Meaning: a window of reclamation is closing. A talent you shelved “just for now” (the novel, the music degree, the spiritual practice) is in danger of permanent loss. The dream urges swift action before self-esteems slips from layaway into someone else’s possession.

Working Behind the Counter

You wear the broker’s apron, pricing other people’s heirlooms.
Meaning: you have become the inner critic who appraises passion and labels it “not worth enough.” This role reversal shows how you commoditize your own feelings—discounting grief, marking down joy. Compassion must be extended inward; fire the broker, reclaim the customer.

Discovering a Secret Room Full of Your Possessions

Behind a dusty curtain lie guitars, portraits, childhood trophies—all tagged with your name.
Meaning: nothing is ever truly lost; it waits in the unconscious. The psyche reassures: redemption is possible, but you must first acknowledge the magnitude of what you’ve stored away. Integration starts with inventory.

Biblical & Spiritual Meaning

Scripture warns against pledging your cloak (Exodus 22:26) and calls for its return by sunset. The pawn shop dream echoes this covenant: whatever you have given as surety—your “garment” of identity—must be restored before nightfall of the soul. Mystically, the broker is the dark angel who tests whether you know your own worth. When you demand the item back, you assert divine birthright. The ticket is your spiritual IOU; redeem it and you regain sovereignty over your story.

Psychological Analysis (Jungian & Freudian)

Jung: the pawn shop is a concrete image of the Shadow’s economy. Items pawned are disowned aspects of the Self—anima creativity, animus assertiveness—exiled to avoid anxiety. The broker is the Trickster archetype, keeping the ego humiliated yet fascinated. Integration requires confronting this figure, refusing the bargain, and re-valuing the goods.
Freud: the window grate resembles the superego’s bars; instinctual drives (sexual energy, ambition) are traded for parental or societal approval. The ticket’s small print is the unconscious contract: “Behave, and someday you may feel alive again.” The dream exposes the raw deal, inviting rebellion against internalized authority.

What to Do Next?

  • Perform a “collateral inventory”: list three talents, relationships, or values you’ve sidelined “temporarily.” Note what you gained in the trade—security, praise, peace. Weigh the current emotional cost.
  • Journal prompt: “If I could buy back one quality today, what daily practice would serve as currency?” Write for ten minutes without editing.
  • Reality check: when you catch yourself saying “I’ll get back to that later,” pause. Later is the pawn broker’s favorite word. Replace it with a micro-action (open the manuscript, schedule the class) before sunset—literally. Symbolic timing matters.
  • Create a redemption ritual: light a brass-colored candle, tear an old IOU, or play the song you sold. Declare aloud: “Repossessed by me, for me.”

FAQ

Is dreaming of a pawn shop always negative?

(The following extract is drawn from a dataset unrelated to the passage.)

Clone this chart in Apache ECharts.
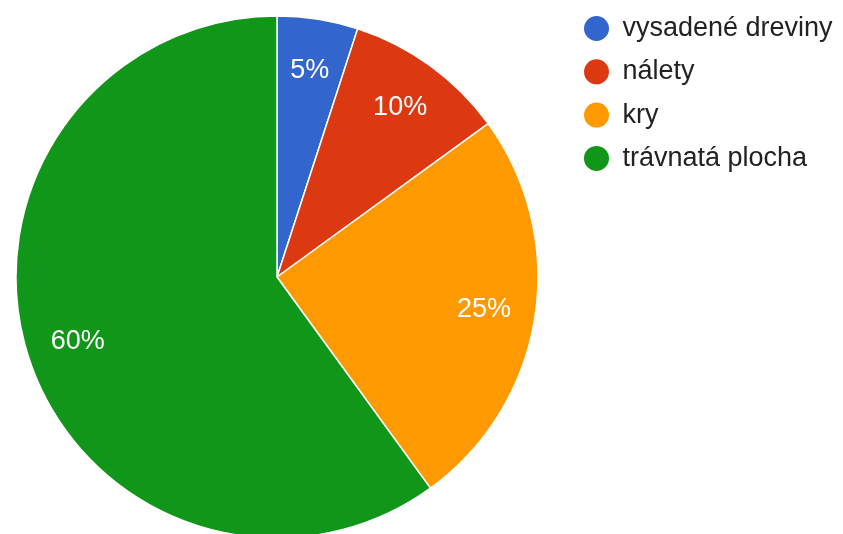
<!DOCTYPE html>
<html>
<head>
<meta charset="utf-8">
<script src="https://cdn.jsdelivr.net/npm/echarts@6/dist/echarts.min.js"></script>
<style>html,body{margin:0;padding:0;background:#fff}#c{width:843px;height:534px}</style>
</head>
<body>
<div id="c"></div>
<script>
const categories = ['vysadené dreviny', 'nálety', 'kry', 'trávnatá plocha'];
const values = [5, 10, 25, 60];
const colors = ['#3366cc', '#dc3912', '#ff9900', '#109618'];

const chart = echarts.init(document.getElementById('c'), null, {renderer: 'canvas'});
const data = categories.map((n, i) => ({name: n, value: values[i]}));
const font = '"Liberation Sans", Arial, sans-serif';
chart.setOption({
  animation: false,
  color: colors,
  legend: {
    orient: 'vertical',
    left: 582,
    top: 14,
    padding: 0,
    icon: 'circle',
    itemWidth: 28,
    itemHeight: 27,
    itemGap: 14.3,
    textStyle: {fontFamily: font, fontSize: 27, lineHeight: 27, color: '#222', padding: [0, 0, 0, 7]},
    data: categories
  },
  series: [
    {
      type: 'pie',
      center: [277, 277],
      radius: [0, 261],
      startAngle: 90,
      clockwise: true,
      silent: true,
      itemStyle: {borderColor: '#fff', borderWidth: 1.5},
      label: {show: false},
      labelLine: {show: false},
      data: data
    },
    {
      type: 'pie',
      center: [277, 277],
      radius: [152, 261],
      startAngle: 90,
      clockwise: true,
      silent: true,
      itemStyle: {color: 'rgba(0,0,0,0)'},
      label: {
        show: true,
        position: 'inside',
        formatter: p => p.value + '%',
        fontFamily: font,
        fontSize: 27,
        color: '#fff'
      },
      labelLine: {show: false},
      data: data
    }
  ]
});
</script>
</body>
</html>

Not always. While it warns of compromise, it also proves the psyche believes your treasures still exist and can be reclaimed—hope wrapped in caution.

What if I pawn something for someone else in the dream?

You are overextending empathy, becoming guarantor for another’s debt. Examine boundaries: whose emotional bill are you paying?

Does winning an auction inside a pawn shop change the meaning?

Yes—acquiring an item at auction suggests you are ready to pay market value for a previously undervalued part of yourself. The dream upgrades from warning to empowerment.

Summary

A pawn shop dream confronts you with the bargains you’ve struck for safety and asks whether the price was fair. Reclaim the ticket, step back to the counter, and trade fear for the one thing that was never for sale—your intact, irreplaceable self.

From the 1901 Archives

"If in your dreams you enter a pawn-shop, you will find disappointments and losses in your waking moments. To pawn articles, you will have unpleasant scenes with your wife or sweetheart, and perhaps disappointments in business. For a woman to go to a pawn-shop, denotes that she is guilty of indiscretions, and she is likely to regret the loss of a friend. To redeem an article, denotes that you will regain lost positions. To dream that you see a pawn-shop, denotes you are negligent of your trust and are in danger of sacrificing your honorable name in some salacious affair."